Exercise inputs
============
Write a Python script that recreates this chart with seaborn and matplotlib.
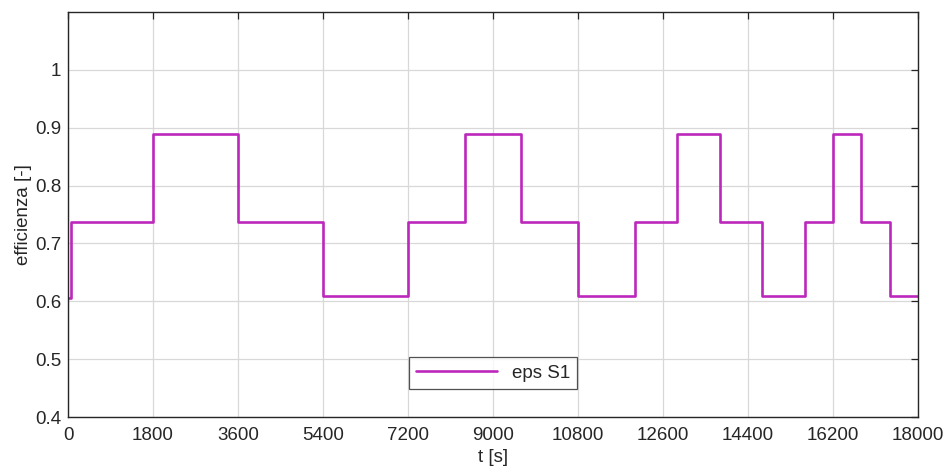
import matplotlib
matplotlib.use("Agg")
import matplotlib.pyplot as plt
import seaborn as sns
import numpy as np
import pandas as pd

# data
t_s = [0, 60, 1800, 3600, 5400, 7200, 8400, 9600, 10800, 12000, 12900,
       13800, 14700, 15600, 16200, 16800, 17400, 18000]
eps_s1 = [0.605, 0.737, 0.89, 0.737, 0.61, 0.737, 0.89, 0.737, 0.61, 0.737,
          0.89, 0.737, 0.61, 0.737, 0.89, 0.737, 0.61, 0.61]
x_ticks = [0, 1800, 3600, 5400, 7200, 9000, 10800, 12600, 14400, 16200, 18000]
y_ticks = [0.4, 0.5, 0.6, 0.7, 0.8, 0.9, 1.0]
y_tick_labels = ["0.4", "0.5", "0.6", "0.7", "0.8", "0.9", "1"]

sns.set_theme(style="white")
plt.rcParams['font.family'] = ['Liberation Sans', 'DejaVu Sans']

fig = plt.figure(figsize=(9.49, 4.74), dpi=100)
ax = fig.add_axes([68/949, 57/474, 850/949, 405/474])

df = pd.DataFrame({"t": t_s, "eps": eps_s1})
sns.lineplot(data=df, x="t", y="eps", ax=ax, color="#BB28BB", linewidth=1.9,
             drawstyle="steps-post", estimator=None, sort=False, label="eps S1")

ax.set_xlim(0, 18000)
ax.set_ylim(0.4, 1.1)
ax.set_xticks(x_ticks)
ax.set_xticklabels([str(v) for v in x_ticks])
ax.set_yticks(y_ticks)
ax.set_yticklabels(y_tick_labels)
ax.grid(True, color="#D8D8D8", linewidth=0.9)
ax.set_axisbelow(True)
for s in ax.spines.values():
    s.set_visible(True)
    s.set_color("#262626")
    s.set_linewidth(1.0)
ax.tick_params(axis="both", direction="in", length=5, width=0.9, colors="#262626",
               labelsize=13.5, top=True, right=True, labeltop=False, labelright=False)
ax.tick_params(axis="x", pad=7)
ax.tick_params(axis="y", pad=5)
ax.tick_params(axis="both", labelcolor="#262626")
ax.set_xlabel("t [s]", fontsize=13.5, color="#262626", labelpad=4)
ax.set_ylabel("efficienza [-]", fontsize=13.5, color="#262626", labelpad=2)

leg = ax.legend(loc="lower center", bbox_to_anchor=(0.5, 0.045), fontsize=13.5,
                frameon=True, fancybox=False, edgecolor="#262626",
                handlelength=4.3, borderpad=0.4)
leg.get_frame().set_linewidth(0.9)

fig.savefig("out.png", dpi=100, facecolor="white")
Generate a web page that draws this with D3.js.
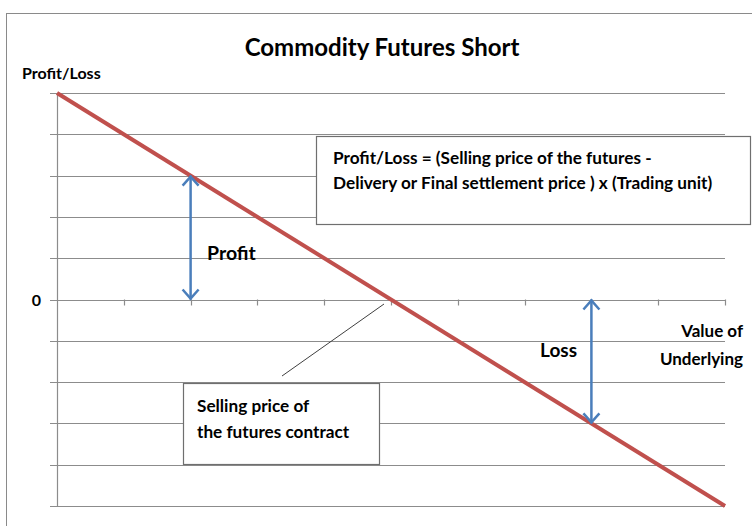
<!DOCTYPE html>
<html>
<head>
<meta charset="utf-8">
<script src="https://cdn.jsdelivr.net/npm/d3@7"></script>
<style>
  body { margin: 0; background: #fff; }
  svg text { font-family: Lato, "Open Sans", sans-serif; font-weight: bold; fill: #000; }
</style>
</head>
<body>
<svg id="chart" width="752" height="526"></svg>
<script>
'use strict';

// values of the underlying (x) and profit/loss (y)
const xTicks   = [0, 1, 2, 3, 4, 5, 6, 7, 8, 9, 10];
const yTicks   = [5, 4, 3, 2, 1, 0, -1, -2, -3, -4, -5];
const payoffX  = [0, 10];
const payoffY  = [5, -5];

// arrows: x position, start and end of the double arrow
const arrowX     = [2, 8];
const arrowFrom  = [0, 0];
const arrowTo    = [3, -3];
const arrowNames = ['Profit', 'Loss'];

const titleText   = 'Commodity Futures Short';
const yLabelText  = 'Profit/Loss';
const xLabelLines = ['Value of', 'Underlying'];
const formulaLines = ['Profit/Loss = (Selling price of the futures -',
                      'Delivery or Final settlement price ) x (Trading unit)'];
const calloutLines = ['Selling price of', 'the futures contract'];

const svg = d3.select('#chart');

// outer frame
svg.append('rect')
    .attr('x', 6.5).attr('y', 13.5)
    .attr('width', 800).attr('height', 600)
    .style('fill', 'none')
    .style('stroke', '#8a8a8a')
    .style('stroke-width', 1);

// scales
const x = d3.scaleLinear().domain([0, 10]).range([57, 725]);
const y = d3.scaleLinear().domain([-5, 5]).range([506, 93]);

// horizontal gridlines
svg.append('g')
  .selectAll('line')
    .data(yTicks)
  .enter().append('line')
    .attr('x1', 50).attr('x2', x(10))
    .attr('y1', (d) => Math.round(y(d)) + 0.5)
    .attr('y2', (d) => Math.round(y(d)) + 0.5)
    .style('stroke', '#8c8c8c')
    .style('stroke-width', 1.2);

// vertical axis
svg.append('line')
    .attr('x1', x(0) + 0.5).attr('x2', x(0) + 0.5)
    .attr('y1', y(5)).attr('y2', y(-5))
    .style('stroke', '#8c8c8c')
    .style('stroke-width', 1.2);

// x axis ticks on the zero line
svg.append('g')
  .selectAll('line')
    .data(xTicks.slice(1))
  .enter().append('line')
    .attr('x1', (d) => Math.round(x(d)) + 0.5)
    .attr('x2', (d) => Math.round(x(d)) + 0.5)
    .attr('y1', y(0)).attr('y2', y(0) + 6)
    .style('stroke', '#8c8c8c')
    .style('stroke-width', 1.2);

// zero label
svg.append('text')
    .attr('x', 41).attr('y', y(0) + 6)
    .style('text-anchor', 'end')
    .style('font-size', '16px')
    .text('0');

// title
svg.append('text')
    .attr('x', 382).attr('y', 56)
    .style('text-anchor', 'middle')
    .style('font-size', '24px')
    .text(titleText);

// y label
svg.append('text')
    .attr('x', 22).attr('y', 79)
    .style('font-size', '16px')
    .text(yLabelText);

// x label
svg.append('g')
  .selectAll('text')
    .data(xLabelLines)
  .enter().append('text')
    .attr('x', 743)
    .attr('y', (d, i) => 337 + i * 28)
    .style('text-anchor', 'end')
    .style('font-size', '17px')
    .text((d) => d);

// callout leader line
svg.append('line')
    .attr('x1', 282).attr('y1', 376)
    .attr('x2', 384).attr('y2', 304)
    .style('stroke', '#404040')
    .style('stroke-width', 1);

// text boxes
function textBox(x0, y0, w, h, lines, tx, ty, dy, size) {
  svg.append('rect')
      .attr('x', x0 + 0.5).attr('y', y0 + 0.5)
      .attr('width', w).attr('height', h)
      .style('fill', '#fff')
      .style('stroke', '#6f6f6f')
      .style('stroke-width', 1.2);
  svg.append('g')
    .selectAll('text')
      .data(lines)
    .enter().append('text')
      .attr('x', tx)
      .attr('y', (d, i) => ty + i * dy)
      .style('font-size', size)
      .text((d) => d);
}

textBox(316, 136, 434, 88, formulaLines, 333, 164, 25, '17.2px');
textBox(183, 383, 196, 81, calloutLines, 197, 412, 26, '17.2px');

// payoff line
const line = d3.line()
    .x((d, i) => x(payoffX[i]))
    .y((d) => y(d));

svg.append('path')
    .datum(payoffY)
    .attr('d', line)
    .style('fill', 'none')
    .style('stroke', '#c0504d')
    .style('stroke-width', 4);

// double arrows
const blue = '#4a7ebb';
arrowX.forEach((ax, i) => {
  const g = svg.append('g');
  const px = x(ax), y0 = y(arrowFrom[i]), y1 = y(arrowTo[i]);
  g.append('line')
      .attr('x1', px).attr('x2', px)
      .attr('y1', y0).attr('y2', y1)
      .style('stroke', blue)
      .style('stroke-width', 2.5);
  [[y0, y1], [y1, y0]].forEach(([tip, other]) => {
    const dir = other > tip ? 1 : -1;
    g.append('path')
        .attr('d', `M${px - 8},${tip + dir * 10} L${px},${tip + dir * 1} L${px + 8},${tip + dir * 10}`)
        .style('fill', 'none')
        .style('stroke', blue)
        .style('stroke-width', 2.5);
  });
});

// arrow labels
svg.append('text')
    .attr('x', 207).attr('y', 260)
    .style('font-size', '19.5px')
    .text(arrowNames[0]);

svg.append('text')
    .attr('x', 540).attr('y', 357)
    .style('font-size', '19px')
    .text(arrowNames[1]);
</script>
</body>
</html>
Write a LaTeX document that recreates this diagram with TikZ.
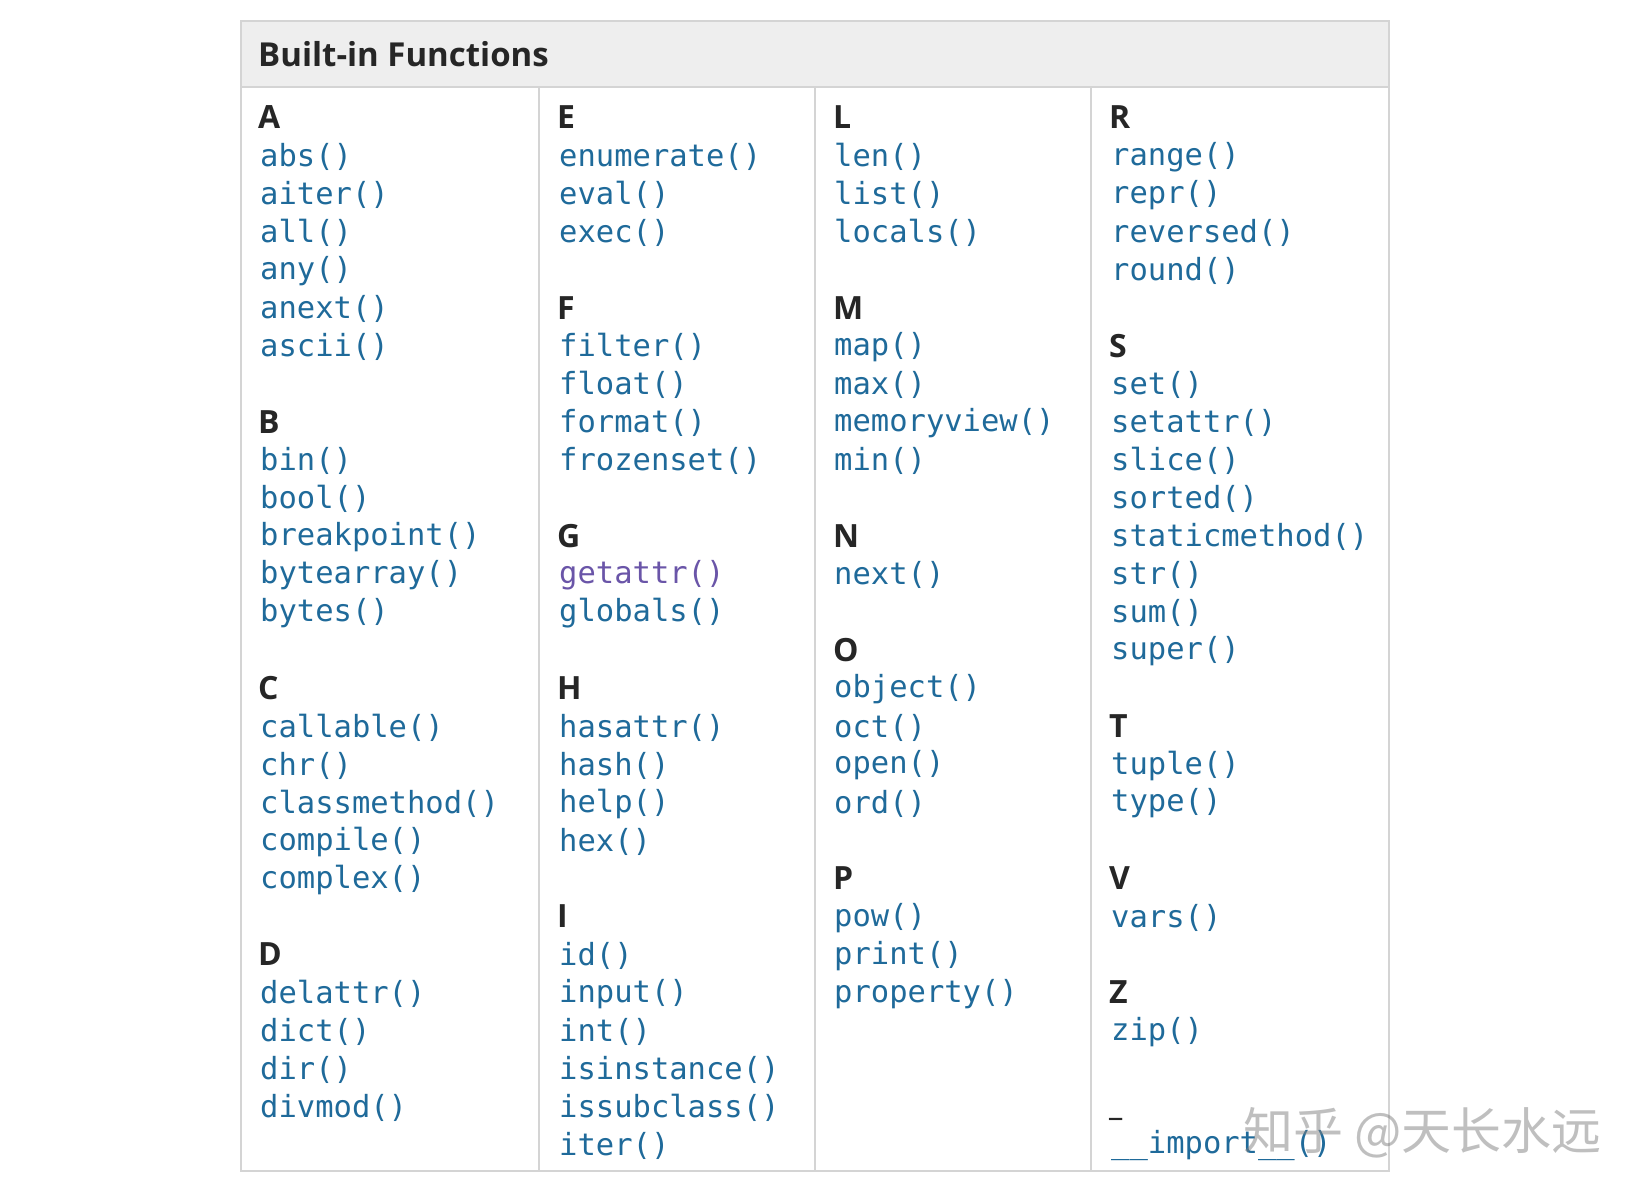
============
Task statement
Begin at the top of the records above and retype each line exactly until the line containing "import pandas as pd", which is included. Skip all pictures.

Answer to the exercise
Write a Python script that recreates this chart with seaborn and matplotlib.
import matplotlib
matplotlib.use("Agg")
import matplotlib.pyplot as plt
import seaborn as sns
import numpy as np
import pandas as pd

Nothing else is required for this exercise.